Sometimes it feels like I’m the only one struggling to balance the demands of work with the pleasures of leisure. More often than not, work wins, creeping into my mind, occupying my thoughts, even when I am sleeping. And I’m lucky, I love my work. It gives me purpose and satisfaction…and a fair share of frustration.
It’s report card time, the time when I most feel the tug threatening my balance. My shoulders start to knot, carrying the unspoken conflicts of the mechanism of reporting student progress. Somehow my students are also feeling the tip too, rocking like those weeble dolls of days gone by, out of sorts and out of focus–just when I need them to be so much more.
Walking on the beach on the weekend, I noticed some other people seeking balance. I watched an engineer/artist drag quite a few rocks over to a large algae covered boulder facing the low tide seas–the perfect canvas for this temporary art. With careful precision each rock was placed, with an eye to both balance and beauty.
Nearby another person sought to achieve balance of the body. Crouching low and tipping forward, lifting first a toe, testing the raising of each foot until both feet were raised and balance was achieved–if only for a few seconds.
Instead of planning assessments for tomorrow, my students will be making wire fish sculptures. Using floral wire and buttons, they will bend and crimp, thread and fold until beauty emerges from one long wire. Ultimately, they will create a mobile, seeking to balance their wire fish on a piece of driftwood with the help of fishing line. I’m pretty sure their efforts to create balance and beauty will create an oasis of balance and beauty for me too. I’ll tackle the report cards later.

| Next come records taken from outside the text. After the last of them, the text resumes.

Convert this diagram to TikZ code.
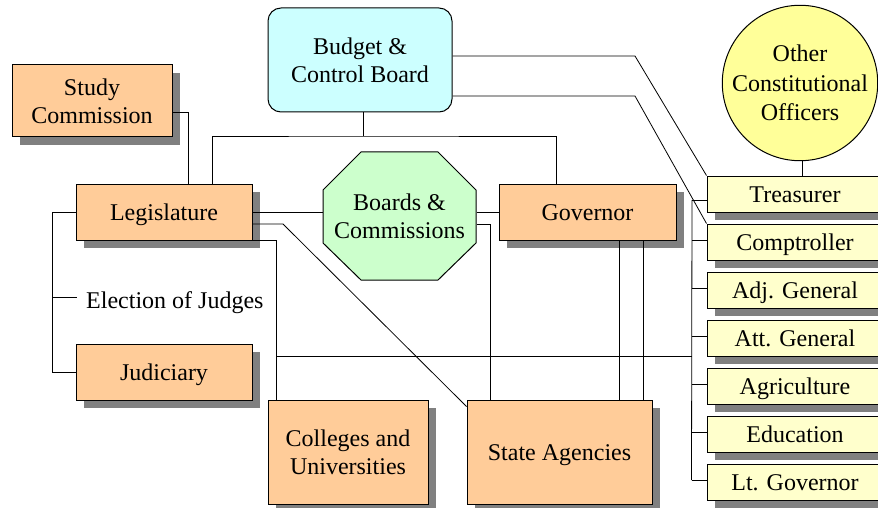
\documentclass[tikz,border=0pt]{standalone}
\usepackage{fontspec}
\setmainfont{Liberation Serif}
\usetikzlibrary{shadows,calc}
\definecolor{orangefill}{HTML}{FFCC99}
\definecolor{cyanfill}{HTML}{CCFFFF}
\definecolor{greenfill}{HTML}{CCFFCC}
\definecolor{circyellow}{HTML}{FFFF99}
\definecolor{lightyellow}{HTML}{FFFFCC}
\definecolor{shadowgray}{HTML}{808080}
\begin{document}
\begin{tikzpicture}[x=1pt,y=-1pt,
  base/.style={draw=black,line width=1pt,inner sep=0pt,align=center,font=\fontsize{24}{28}\selectfont},
  oneline/.style={text height=17pt,text depth=0pt},
  shad/.style={general shadow={fill=shadowgray,shadow xshift=8pt,shadow yshift=-8pt}},
  obox/.style={base,shad,fill=orangefill,rectangle},
  ybox/.style={base,shad,oneline,fill=lightyellow,rectangle,minimum width=176pt,minimum height=36pt},
  conn/.style={draw=black,line width=0.8pt}]
\useasboundingbox (0,0) rectangle (878,508);
\clip (0,0) rectangle (878,508);
\fill[white] (0,0) rectangle (878,508);

% nodes
\node[obox,minimum width=160pt,minimum height=72pt] (study) at (92,101) {Study\\Commission};
\node[obox,oneline,minimum width=176pt,minimum height=56pt] (legis) at (164,212) {Legislature};
\node[obox,oneline,minimum width=176pt,minimum height=56pt] (judic) at (164,372) {Judiciary};
\node[base,fill=cyanfill,rounded corners=13pt,minimum width=184pt,minimum height=104pt] (budget) at (360,60) {Budget \&\\Control Board};
\filldraw[fill=greenfill,draw=black,line width=1pt] (361,152) -- (438,152) -- (476,190) -- (476,243) -- (438,280) -- (361,280) -- (323,243) -- (323,190) -- cycle;
\node[base,draw=none,rectangle,minimum width=153pt,minimum height=128pt] (boards) at (399.5,216) {Boards \&\\Commissions};
\node[obox,oneline,minimum width=177pt,minimum height=56pt] (gov) at (587.5,212) {Governor};
\node[obox,minimum width=160pt,minimum height=104pt] (coll) at (348,452) {Colleges and\\Universities};
\node[obox,oneline,minimum width=185pt,minimum height=104pt] (agen) at (559.5,452) {State Agencies};
\node[base,circle,fill=circyellow,minimum size=151pt,font=\fontsize{24}{29.5}\selectfont] (other) at (800,83) {Other\\Constitutional\\Officers};
\node[ybox] (treas) at (795,194) {Treasurer};
\node[ybox] (comp) at (795,242) {Comptroller};
\node[ybox] (adj) at (795,290) {Adj. General};
\node[ybox] (att) at (795,338) {Att. General};
\node[ybox] (agri) at (795,386) {Agriculture};
\node[ybox] (edu) at (795,434) {Education};
\node[ybox] (lt) at (795,482) {Lt. Governor};
\node[font=\fontsize{24}{28}\selectfont,anchor=base west,inner sep=0pt] (elec) at (86,308) {Election of Judges};

% coordinates
\coordinate (bus1) at (363,136);
\coordinate (b1) at (635,56);
\coordinate (b2) at (635,96);
\coordinate (lb) at (52,212);
\coordinate (ej) at (77,297);
\coordinate (rb) at (692,200);
\coordinate (j1) at (276,356);
\coordinate (d1) at (283,224);

% connectors
\draw[conn] (study.east |- 0,112) -| ([xshift=24pt]legis.north);
\draw[conn] ([xshift=48pt]legis.north) |- (bus1) -| ([xshift=-31.5pt]gov.north);
\draw[conn] ([xshift=3pt]budget.south) -- (bus1);
\draw[conn] ([yshift=4pt]budget.east) -- (b1) -- (treas.north west);
\draw[conn] ([yshift=-36pt]budget.east) -- (b2) -- (comp.north west);
\draw[conn] ([xshift=2pt]other.south) -- ([xshift=2pt]other.south |- treas.north);
\draw[conn] (legis.east) -- (legis.east -| boards.west);
\draw[conn] (legis.east -| boards.east) -- (gov.west);
\draw[conn] ([yshift=-12pt]legis.east) -- (d1) -- ([yshift=-7pt]agen.north west);
\draw[conn] (legis.south east) -| ([xshift=-72pt]coll.north);
\draw[conn] ($(boards.east)+(0,8)$) -| ([xshift=-69.5pt]agen.north);
\draw[conn] ([xshift=31.5pt]gov.south) -- ([xshift=31.5pt]gov.south |- agen.north);
\draw[conn] ([xshift=55.5pt]gov.south) -- ([xshift=55.5pt]gov.south |- agen.north);
\draw[conn] (legis.west) -- (lb) |- (judic.west);
\draw[conn] (lb |- ej) -- (ej);
\draw[conn] (rb) -- (rb -| treas.west);
\draw[conn] (rb) -- ($(lt.west)+(-15,-2)$);
\foreach \n in {comp,adj,att,agri,edu,lt}
  \draw[conn] ($(\n.west)+(0,-2)$) -- ($(\n.west)+(-15,-2)$);
\draw[conn] (j1) -- (j1 -| rb);
\end{tikzpicture}
\end{document}
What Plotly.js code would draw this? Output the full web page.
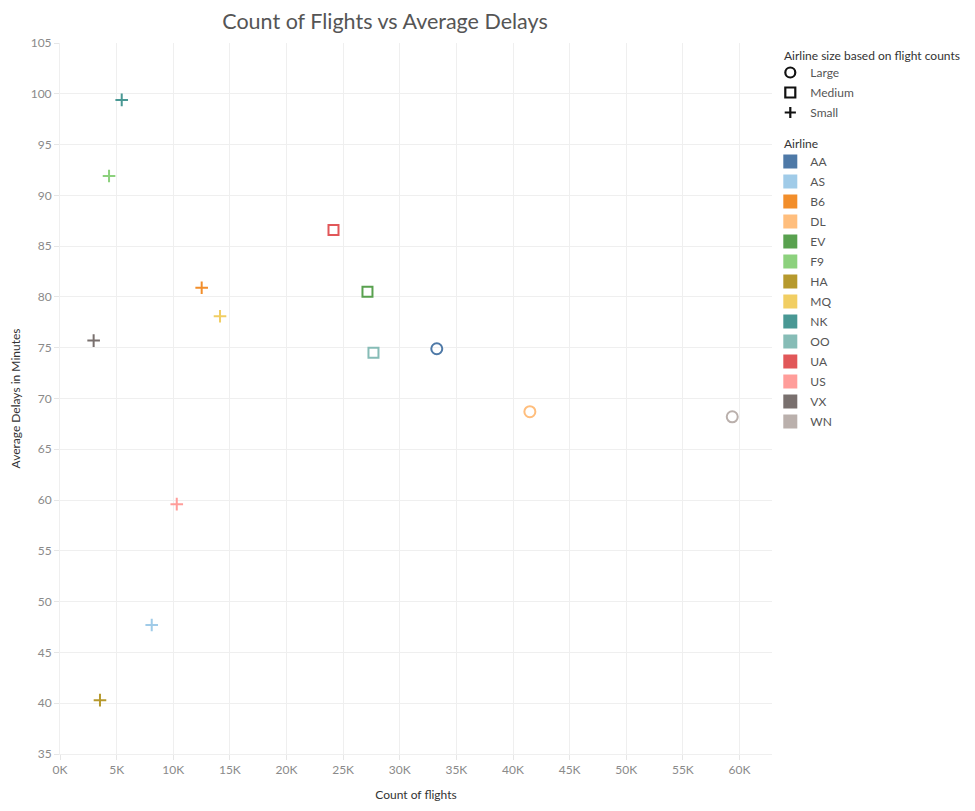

As education has changed, my students knew where they were through our conferences and feedback so required “report cards” were less important and not a surprise. In my classroom, I didn’t need to worry about report card conferences because students led the parent conferences, discussing their work — these things eased my stress and balance was much easier to maintain. That was middle school — I know that the parents of primary students have much more expectations from their teachers, but I see you and your students know that balance is just as important! Lovely post to share how you find balance.
I often find that a burst of creativity helps me get centered. Then, I am able to tackle the tasks that are rigorous and not creatively-based. I love the photos you capture showing balance.
Ah, yes, that elusive balance. When you get it mastered, teach me your methods!